● **Exercise description**:
Copy out every line exactly, passing over the pictures.

● **Supplied data**:

□ □ □ □

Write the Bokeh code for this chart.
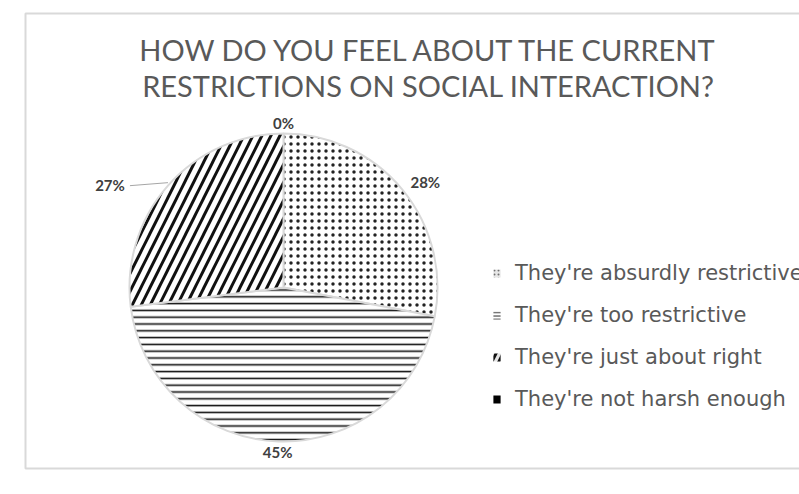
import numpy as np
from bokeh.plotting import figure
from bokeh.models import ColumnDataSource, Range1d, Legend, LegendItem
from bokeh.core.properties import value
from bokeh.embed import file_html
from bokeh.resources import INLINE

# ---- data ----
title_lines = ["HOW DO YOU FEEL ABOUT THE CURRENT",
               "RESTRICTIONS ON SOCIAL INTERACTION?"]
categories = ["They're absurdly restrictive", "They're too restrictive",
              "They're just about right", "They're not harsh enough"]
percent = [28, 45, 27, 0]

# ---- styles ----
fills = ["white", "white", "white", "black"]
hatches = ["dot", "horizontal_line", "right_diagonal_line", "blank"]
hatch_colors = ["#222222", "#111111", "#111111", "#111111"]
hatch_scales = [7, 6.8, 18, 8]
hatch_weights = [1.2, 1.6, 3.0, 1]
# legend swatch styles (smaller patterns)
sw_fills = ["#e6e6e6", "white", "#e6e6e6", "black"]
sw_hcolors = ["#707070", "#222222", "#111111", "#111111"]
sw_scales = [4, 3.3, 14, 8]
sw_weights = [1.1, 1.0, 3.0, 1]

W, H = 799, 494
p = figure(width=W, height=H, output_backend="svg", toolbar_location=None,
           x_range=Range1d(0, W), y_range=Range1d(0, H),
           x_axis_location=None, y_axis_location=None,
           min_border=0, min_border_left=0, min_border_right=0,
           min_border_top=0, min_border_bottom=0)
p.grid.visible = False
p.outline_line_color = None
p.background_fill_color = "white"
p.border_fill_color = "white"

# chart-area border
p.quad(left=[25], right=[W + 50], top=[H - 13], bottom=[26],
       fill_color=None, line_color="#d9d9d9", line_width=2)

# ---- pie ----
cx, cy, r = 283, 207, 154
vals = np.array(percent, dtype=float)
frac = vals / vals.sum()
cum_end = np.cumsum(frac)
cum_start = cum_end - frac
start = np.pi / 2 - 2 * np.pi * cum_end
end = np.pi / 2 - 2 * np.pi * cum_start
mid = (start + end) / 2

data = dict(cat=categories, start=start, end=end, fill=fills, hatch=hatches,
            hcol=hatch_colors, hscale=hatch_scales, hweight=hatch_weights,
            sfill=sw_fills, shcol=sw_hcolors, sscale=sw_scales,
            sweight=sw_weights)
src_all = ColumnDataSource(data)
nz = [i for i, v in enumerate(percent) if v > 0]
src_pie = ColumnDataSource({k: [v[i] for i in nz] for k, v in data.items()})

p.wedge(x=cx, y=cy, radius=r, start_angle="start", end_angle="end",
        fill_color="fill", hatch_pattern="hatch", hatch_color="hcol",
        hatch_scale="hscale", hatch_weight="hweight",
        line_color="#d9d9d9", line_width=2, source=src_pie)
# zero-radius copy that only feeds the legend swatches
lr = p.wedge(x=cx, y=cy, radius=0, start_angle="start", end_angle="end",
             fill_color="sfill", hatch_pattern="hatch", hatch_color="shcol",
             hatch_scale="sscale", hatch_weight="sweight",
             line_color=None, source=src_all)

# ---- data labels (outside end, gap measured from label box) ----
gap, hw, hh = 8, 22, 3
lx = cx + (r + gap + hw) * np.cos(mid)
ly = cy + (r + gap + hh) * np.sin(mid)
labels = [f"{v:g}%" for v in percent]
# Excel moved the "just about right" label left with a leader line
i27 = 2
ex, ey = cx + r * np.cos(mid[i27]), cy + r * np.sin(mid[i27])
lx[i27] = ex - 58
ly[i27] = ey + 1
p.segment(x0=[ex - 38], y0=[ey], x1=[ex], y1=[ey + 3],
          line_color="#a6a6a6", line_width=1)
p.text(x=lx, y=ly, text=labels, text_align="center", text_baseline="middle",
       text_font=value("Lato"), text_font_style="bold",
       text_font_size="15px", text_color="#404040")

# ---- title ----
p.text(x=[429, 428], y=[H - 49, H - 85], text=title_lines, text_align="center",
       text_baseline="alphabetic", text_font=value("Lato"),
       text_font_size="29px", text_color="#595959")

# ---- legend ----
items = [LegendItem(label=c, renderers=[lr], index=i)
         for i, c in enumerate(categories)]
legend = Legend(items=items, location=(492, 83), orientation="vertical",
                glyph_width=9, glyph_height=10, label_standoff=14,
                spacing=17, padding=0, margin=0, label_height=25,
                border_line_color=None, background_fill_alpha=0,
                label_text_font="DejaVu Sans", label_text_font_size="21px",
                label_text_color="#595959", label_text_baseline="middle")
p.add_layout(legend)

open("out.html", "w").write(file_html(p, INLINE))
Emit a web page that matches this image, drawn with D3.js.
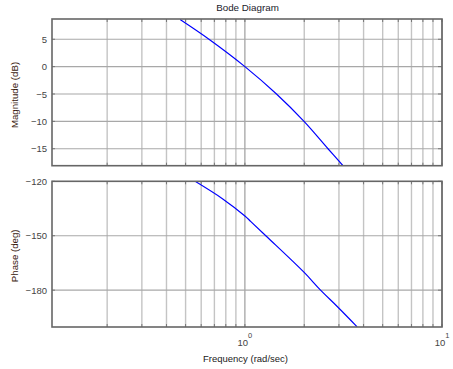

□ □ □ □

● **Result**:
Write the Bokeh code for this chart.
import numpy as np
from bokeh.plotting import figure
from bokeh.models import ColumnDataSource, Range1d, Legend, LegendItem
from bokeh.core.properties import value
from bokeh.embed import file_html
from bokeh.resources import INLINE

# ---- data ----
title_lines = ["HOW DO YOU FEEL ABOUT THE CURRENT",
               "RESTRICTIONS ON SOCIAL INTERACTION?"]
categories = ["They're absurdly restrictive", "They're too restrictive",
              "They're just about right", "They're not harsh enough"]
percent = [28, 45, 27, 0]

# ---- styles ----
fills = ["white", "white", "white", "black"]
hatches = ["dot", "horizontal_line", "right_diagonal_line", "blank"]
hatch_colors = ["#222222", "#111111", "#111111", "#111111"]
hatch_scales = [7, 6.8, 18, 8]
hatch_weights = [1.2, 1.6, 3.0, 1]
# legend swatch styles (smaller patterns)
sw_fills = ["#e6e6e6", "white", "#e6e6e6", "black"]
sw_hcolors = ["#707070", "#222222", "#111111", "#111111"]
sw_scales = [4, 3.3, 14, 8]
sw_weights = [1.1, 1.0, 3.0, 1]

W, H = 799, 494
p = figure(width=W, height=H, output_backend="svg", toolbar_location=None,
           x_range=Range1d(0, W), y_range=Range1d(0, H),
           x_axis_location=None, y_axis_location=None,
           min_border=0, min_border_left=0, min_border_right=0,
           min_border_top=0, min_border_bottom=0)
p.grid.visible = False
p.outline_line_color = None
p.background_fill_color = "white"
p.border_fill_color = "white"

# chart-area border
p.quad(left=[25], right=[W + 50], top=[H - 13], bottom=[26],
       fill_color=None, line_color="#d9d9d9", line_width=2)

# ---- pie ----
cx, cy, r = 283, 207, 154
vals = np.array(percent, dtype=float)
frac = vals / vals.sum()
cum_end = np.cumsum(frac)
cum_start = cum_end - frac
start = np.pi / 2 - 2 * np.pi * cum_end
end = np.pi / 2 - 2 * np.pi * cum_start
mid = (start + end) / 2

data = dict(cat=categories, start=start, end=end, fill=fills, hatch=hatches,
            hcol=hatch_colors, hscale=hatch_scales, hweight=hatch_weights,
            sfill=sw_fills, shcol=sw_hcolors, sscale=sw_scales,
            sweight=sw_weights)
src_all = ColumnDataSource(data)
nz = [i for i, v in enumerate(percent) if v > 0]
src_pie = ColumnDataSource({k: [v[i] for i in nz] for k, v in data.items()})

p.wedge(x=cx, y=cy, radius=r, start_angle="start", end_angle="end",
        fill_color="fill", hatch_pattern="hatch", hatch_color="hcol",
        hatch_scale="hscale", hatch_weight="hweight",
        line_color="#d9d9d9", line_width=2, source=src_pie)
# zero-radius copy that only feeds the legend swatches
lr = p.wedge(x=cx, y=cy, radius=0, start_angle="start", end_angle="end",
             fill_color="sfill", hatch_pattern="hatch", hatch_color="shcol",
             hatch_scale="sscale", hatch_weight="sweight",
             line_color=None, source=src_all)

# ---- data labels (outside end, gap measured from label box) ----
gap, hw, hh = 8, 22, 3
lx = cx + (r + gap + hw) * np.cos(mid)
ly = cy + (r + gap + hh) * np.sin(mid)
labels = [f"{v:g}%" for v in percent]
# Excel moved the "just about right" label left with a leader line
i27 = 2
ex, ey = cx + r * np.cos(mid[i27]), cy + r * np.sin(mid[i27])
lx[i27] = ex - 58
ly[i27] = ey + 1
p.segment(x0=[ex - 38], y0=[ey], x1=[ex], y1=[ey + 3],
          line_color="#a6a6a6", line_width=1)
p.text(x=lx, y=ly, text=labels, text_align="center", text_baseline="middle",
       text_font=value("Lato"), text_font_style="bold",
       text_font_size="15px", text_color="#404040")

# ---- title ----
p.text(x=[429, 428], y=[H - 49, H - 85], text=title_lines, text_align="center",
       text_baseline="alphabetic", text_font=value("Lato"),
       text_font_size="29px", text_color="#595959")

# ---- legend ----
items = [LegendItem(label=c, renderers=[lr], index=i)
         for i, c in enumerate(categories)]
legend = Legend(items=items, location=(492, 83), orientation="vertical",
                glyph_width=9, glyph_height=10, label_standoff=14,
                spacing=17, padding=0, margin=0, label_height=25,
                border_line_color=None, background_fill_alpha=0,
                label_text_font="DejaVu Sans", label_text_font_size="21px",
                label_text_color="#595959", label_text_baseline="middle")
p.add_layout(legend)

open("out.html", "w").write(file_html(p, INLINE))
Emit a web page that matches this image, drawn with D3.js.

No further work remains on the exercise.